Let me rephrase that: You ARE the authority in your field, or else you wouldn’t be in it, right? You know how your product will make life better, or how your intellectual property positively affects business processes, or how your machine will economize business. Are you letting people know that? Or are you just asking for an order and wondering why no one places one?
Prospects want to buy the best product, consult with the most knowledgeable consultant, or work with the most efficient machines.
Establishing your expertise, credibility and product production capability will let your prospects know that – and when they know that, making a sale becomes an easier and more productive process.
How do you do that? (I knew you were wondering.)
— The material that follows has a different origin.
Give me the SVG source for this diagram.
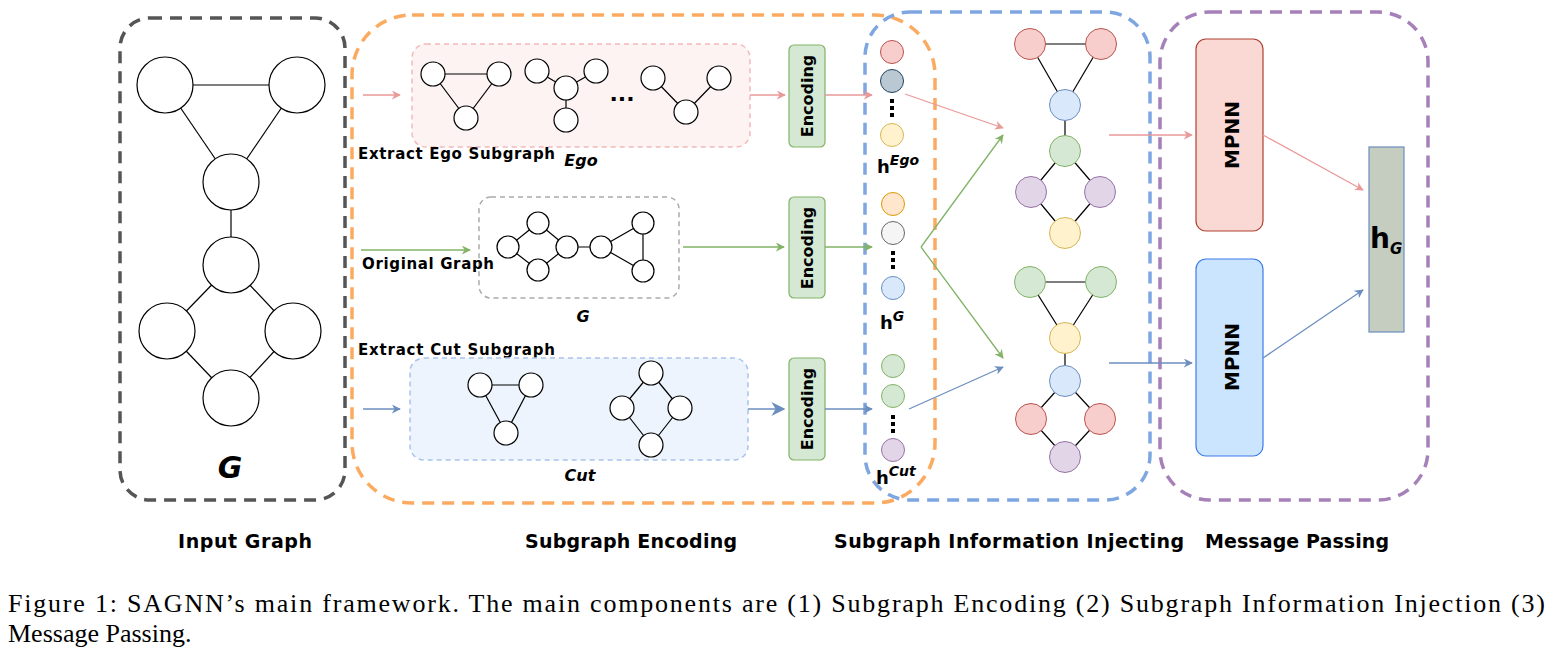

Authority Marketing is easy. Three simple components:
1. Database: First, you have to have prospects to talk with. How accurate is your prospect database? Do they (ideally) need your product or service? Are they the right size company? Are they in the geographic area in which you can provide your product or service? And do you have the contact information – a name, phone number, street address and, most importantly, an accurate email address? And, are there enough contacts on the list to produce enough conversations that will result in a sale. At the end of the day, sales is a numbers game, and you’ve got to kiss a lot of frogs to find your prince.
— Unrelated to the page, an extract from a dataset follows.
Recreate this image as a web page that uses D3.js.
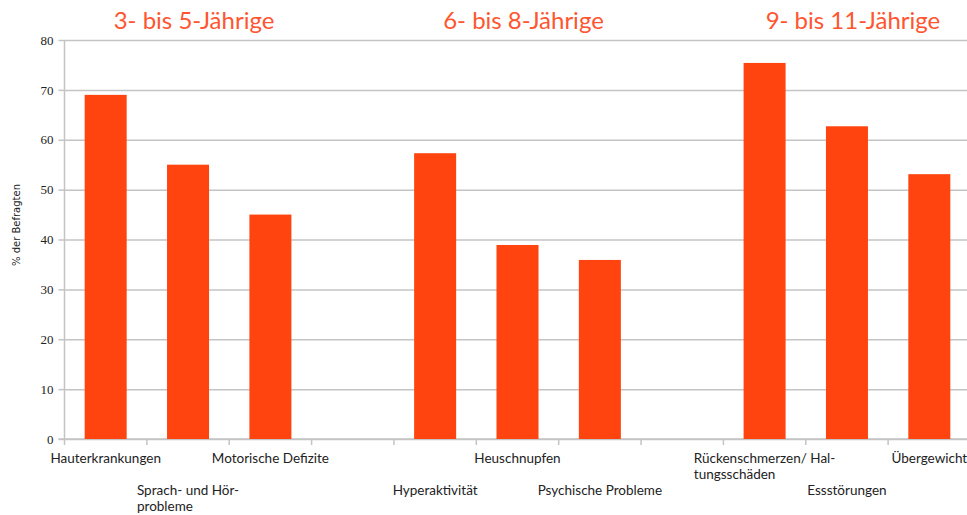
<!DOCTYPE html>
<html lang="de">
<head>
<meta charset="utf-8">
<title>Gesundheitsprobleme nach Altersgruppe</title>
<style>
body { margin: 0; background: #fff; }
.grid line { stroke: #c4c4c4; stroke-width: 1.5; }
.grid path { display: none; }
.axis path, .axis line { stroke: #c4c4c4; stroke-width: 1.5; }
.yaxis text { font-family: "Liberation Serif", serif; font-size: 13px; fill: #222; }
.bar { fill: #ff4410; }
.title { font-family: Lato, sans-serif; font-size: 24px; fill: #ff5530; text-anchor: middle; }
.xlabel { font-family: Lato, sans-serif; font-size: 13.5px; fill: #222; }
.ytitle { font-family: "DejaVu Sans", sans-serif; font-size: 10px; fill: #222; }
</style>
</head>
<body>
<script src="https://d3js.org/d3.v7.min.js"></script>
<script>
// slots incl. two empty spacer columns between the age groups
var categories = ["Hauterkrankungen", "Sprach- und Hör-\nprobleme", "Motorische Defizite", "",
  "Hyperaktivität", "Heuschnupfen", "Psychische Probleme", "",
  "Rückenschmerzen/ Hal-\ntungsschäden", "Essstörungen", "Übergewicht"];
var values = [69, 55, 45, null, 57.3, 38.9, 35.9, null, 75.4, 62.7, 53.1];
var groupTitles = ["3- bis 5-Jährige", "6- bis 8-Jährige", "9- bis 11-Jährige"];
var groupCenters = [1, 5, 9]; // category index each title sits over
var yTicks = [0, 10, 20, 30, 40, 50, 60, 70, 80];

var W = 967, H = 515;
var svg = d3.select("body").append("svg").attr("width", W).attr("height", H);

var plot = {left: 64.5, right: 970.5, top: 40, bottom: 439};

var x = d3.scaleBand().domain(d3.range(categories.length)).range([plot.left, plot.right]).padding(0);
var y = d3.scaleLinear().domain([0, 80]).range([plot.bottom, plot.top]);

// gridlines
svg.append("g").attr("class", "grid")
  .attr("transform", "translate(" + plot.left + ",0)")
  .call(d3.axisLeft(y).tickValues(yTicks).tickSize(-(plot.right - plot.left)).tickFormat(""));

// y axis
var ya = svg.append("g").attr("class", "axis yaxis")
  .attr("transform", "translate(" + plot.left + ",0)")
  .call(d3.axisLeft(y).tickValues(yTicks).tickSize(6).tickPadding(5).tickSizeOuter(0));
ya.select(".domain").attr("d", "M0," + plot.top + "V" + (plot.bottom + 6));

// x axis ticks on slot boundaries
var bounds = d3.range(1, categories.length + 1).map(function(i) { return plot.left + i * x.bandwidth(); });
var xa = svg.append("g").attr("class", "axis");
xa.append("line").attr("x1", plot.left - 6).attr("x2", plot.right).attr("y1", plot.bottom).attr("y2", plot.bottom);
xa.selectAll(".tk").data(bounds).enter().append("line")
  .attr("x1", function(d) { return d; }).attr("x2", function(d) { return d; })
  .attr("y1", plot.bottom).attr("y2", plot.bottom + 6);

// bars
var bw = x.bandwidth() * 0.51;
svg.selectAll(".bar")
  .data(values.map(function(v, i) { return {i: i, v: v}; }).filter(function(d) { return d.v != null; }))
  .enter().append("rect")
  .attr("class", "bar")
  .attr("x", function(d) { return x(d.i) + (x.bandwidth() - bw) / 2; })
  .attr("y", function(d) { return y(d.v); })
  .attr("width", bw)
  .attr("height", function(d) { return y(0) - y(d.v); });

// category labels, staggered over the non-empty ones
var row = 0;
categories.forEach(function(c, i) {
  if (!c) return;
  var lines = c.split("\n");
  var baseY = row % 2 === 0 ? 463 : 495;
  row++;
  var t = svg.append("text").attr("class", "xlabel").attr("y", baseY);
  lines.forEach(function(l, k) {
    t.append("tspan").attr("x", 0).attr("dy", k === 0 ? 0 : 16).text(l);
  });
  var cx = x(i) + x.bandwidth() / 2;
  var firstW = t.select("tspan").node().getComputedTextLength();
  t.attr("transform", "translate(" + (cx - firstW / 2) + ",0)");
});

// group titles
svg.selectAll(".title").data(groupTitles).enter().append("text")
  .attr("class", "title")
  .attr("x", function(d, i) { return x(groupCenters[i]) + x.bandwidth() / 2 + 6; })
  .attr("y", 29)
  .text(function(d) { return d; });

// y axis title
svg.append("text").attr("class", "ytitle")
  .attr("transform", "translate(20,225) rotate(-90)")
  .attr("text-anchor", "middle")
  .text("% der Befragten");
</script>
</body>
</html>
2. Content: Next to an accurate, large database, content is king. In authority marketing, you aren’t advertising a sale or promoting your newest design. You are providing information about your area of expertise that will be valuable to your prospect. You’re giving away just enough information to be helpful, but not enough to negate purchasing your product or intellectual property. It doesn’t even have to be about you; it can be about the economy, the market or ideological issues regarding your area of expertise. The prospect wants to know that you or your product will be helpful beyond the actual purchase, and that you are indeed providing the best product and/or service in your authoritative space. Content occurs in:
a. Drip marketing campaigns: these are short, simple emails that provide a bit of information that links to more on your website.
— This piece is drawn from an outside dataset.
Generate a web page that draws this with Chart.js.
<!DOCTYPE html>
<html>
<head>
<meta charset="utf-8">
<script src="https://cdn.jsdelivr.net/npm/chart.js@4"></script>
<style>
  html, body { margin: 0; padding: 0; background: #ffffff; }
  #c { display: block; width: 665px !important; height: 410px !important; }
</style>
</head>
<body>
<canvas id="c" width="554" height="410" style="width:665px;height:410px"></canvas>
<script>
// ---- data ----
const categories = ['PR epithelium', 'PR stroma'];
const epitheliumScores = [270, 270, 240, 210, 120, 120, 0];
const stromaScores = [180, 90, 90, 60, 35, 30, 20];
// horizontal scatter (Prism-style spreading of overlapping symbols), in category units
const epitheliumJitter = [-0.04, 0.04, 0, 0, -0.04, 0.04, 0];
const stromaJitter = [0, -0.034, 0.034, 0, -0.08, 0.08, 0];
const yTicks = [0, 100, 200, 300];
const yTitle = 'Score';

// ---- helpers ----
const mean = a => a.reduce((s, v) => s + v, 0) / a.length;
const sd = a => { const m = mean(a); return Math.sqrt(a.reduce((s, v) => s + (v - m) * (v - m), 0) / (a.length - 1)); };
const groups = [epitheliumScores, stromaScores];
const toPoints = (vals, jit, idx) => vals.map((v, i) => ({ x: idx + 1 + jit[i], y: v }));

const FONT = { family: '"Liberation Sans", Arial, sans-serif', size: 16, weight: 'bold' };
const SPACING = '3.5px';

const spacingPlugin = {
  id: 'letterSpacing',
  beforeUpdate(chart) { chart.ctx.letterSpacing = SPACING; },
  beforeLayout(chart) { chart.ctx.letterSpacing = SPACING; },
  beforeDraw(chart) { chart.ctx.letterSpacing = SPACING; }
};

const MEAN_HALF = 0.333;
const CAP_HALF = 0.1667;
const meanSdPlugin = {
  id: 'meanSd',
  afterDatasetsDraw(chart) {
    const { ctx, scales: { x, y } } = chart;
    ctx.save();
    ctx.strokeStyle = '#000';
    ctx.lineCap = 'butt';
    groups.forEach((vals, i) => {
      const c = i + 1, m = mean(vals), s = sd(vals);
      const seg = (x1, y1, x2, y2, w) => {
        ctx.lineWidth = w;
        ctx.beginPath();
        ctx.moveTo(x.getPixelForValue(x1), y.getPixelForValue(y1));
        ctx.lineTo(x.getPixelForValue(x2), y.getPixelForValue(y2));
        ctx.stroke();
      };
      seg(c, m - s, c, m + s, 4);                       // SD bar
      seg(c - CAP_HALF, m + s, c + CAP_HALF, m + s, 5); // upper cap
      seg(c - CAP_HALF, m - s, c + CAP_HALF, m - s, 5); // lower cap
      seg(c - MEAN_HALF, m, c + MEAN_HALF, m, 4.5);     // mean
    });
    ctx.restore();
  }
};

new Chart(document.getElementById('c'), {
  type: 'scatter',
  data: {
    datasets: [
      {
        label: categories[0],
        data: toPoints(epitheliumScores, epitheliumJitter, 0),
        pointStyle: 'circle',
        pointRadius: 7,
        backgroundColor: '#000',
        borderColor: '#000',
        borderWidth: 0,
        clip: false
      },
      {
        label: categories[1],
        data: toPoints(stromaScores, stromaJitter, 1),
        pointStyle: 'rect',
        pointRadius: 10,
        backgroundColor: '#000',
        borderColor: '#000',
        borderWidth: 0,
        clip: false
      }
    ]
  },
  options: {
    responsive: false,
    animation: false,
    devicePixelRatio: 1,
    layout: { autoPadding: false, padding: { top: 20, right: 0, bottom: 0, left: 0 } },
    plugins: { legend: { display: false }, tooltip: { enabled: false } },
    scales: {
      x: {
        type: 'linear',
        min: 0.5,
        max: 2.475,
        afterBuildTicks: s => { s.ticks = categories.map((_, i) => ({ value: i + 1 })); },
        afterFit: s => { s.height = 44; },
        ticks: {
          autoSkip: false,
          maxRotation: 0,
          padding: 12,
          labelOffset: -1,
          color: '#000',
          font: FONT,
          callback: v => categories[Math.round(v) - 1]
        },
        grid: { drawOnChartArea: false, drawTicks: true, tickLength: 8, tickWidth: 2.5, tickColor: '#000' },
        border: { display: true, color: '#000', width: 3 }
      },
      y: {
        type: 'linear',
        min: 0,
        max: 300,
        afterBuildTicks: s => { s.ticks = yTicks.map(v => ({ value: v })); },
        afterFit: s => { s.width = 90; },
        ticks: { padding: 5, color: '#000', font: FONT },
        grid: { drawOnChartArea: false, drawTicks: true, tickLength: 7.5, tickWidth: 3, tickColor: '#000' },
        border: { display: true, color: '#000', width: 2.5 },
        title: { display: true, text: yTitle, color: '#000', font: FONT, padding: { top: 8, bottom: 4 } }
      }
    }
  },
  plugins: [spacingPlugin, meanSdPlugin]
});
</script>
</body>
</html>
b. Webinars: opportunities for prospects to experience your expertise and personality without the fear of one-on-one interaction – yet.
c. Direct mail: with postal rates on the rise again, this option is getting more and more expensive, but it remains an effective third option to reach out to your prospects with newsletters, personal letters and postcards.
d. Your website: here you can create a library with downloadable white papers, blogs and testimonials that transform your website into a resource, not just an order form.
3. Timing: If you have a good database and quality content, your prospects are interested in hearing from you, but not every day, or every week. There is a magic number, and if we knew it, we’d charge a lot of money for it. But the frequency of your authority marketing campaign touches depends on your market space, and the demand for your product or service. If you sell ink to printers, you’ll be in demand more often than the company that sells power generators to utilities. You want to keep in touch just enough so that when your prospects need you, they’ll know to get in touch with you, but you don’t want to touch them so much they get annoyed and unsubscribe. So you’ll have to pay attention to your feedback and listen to your prospects as they respond to your authority.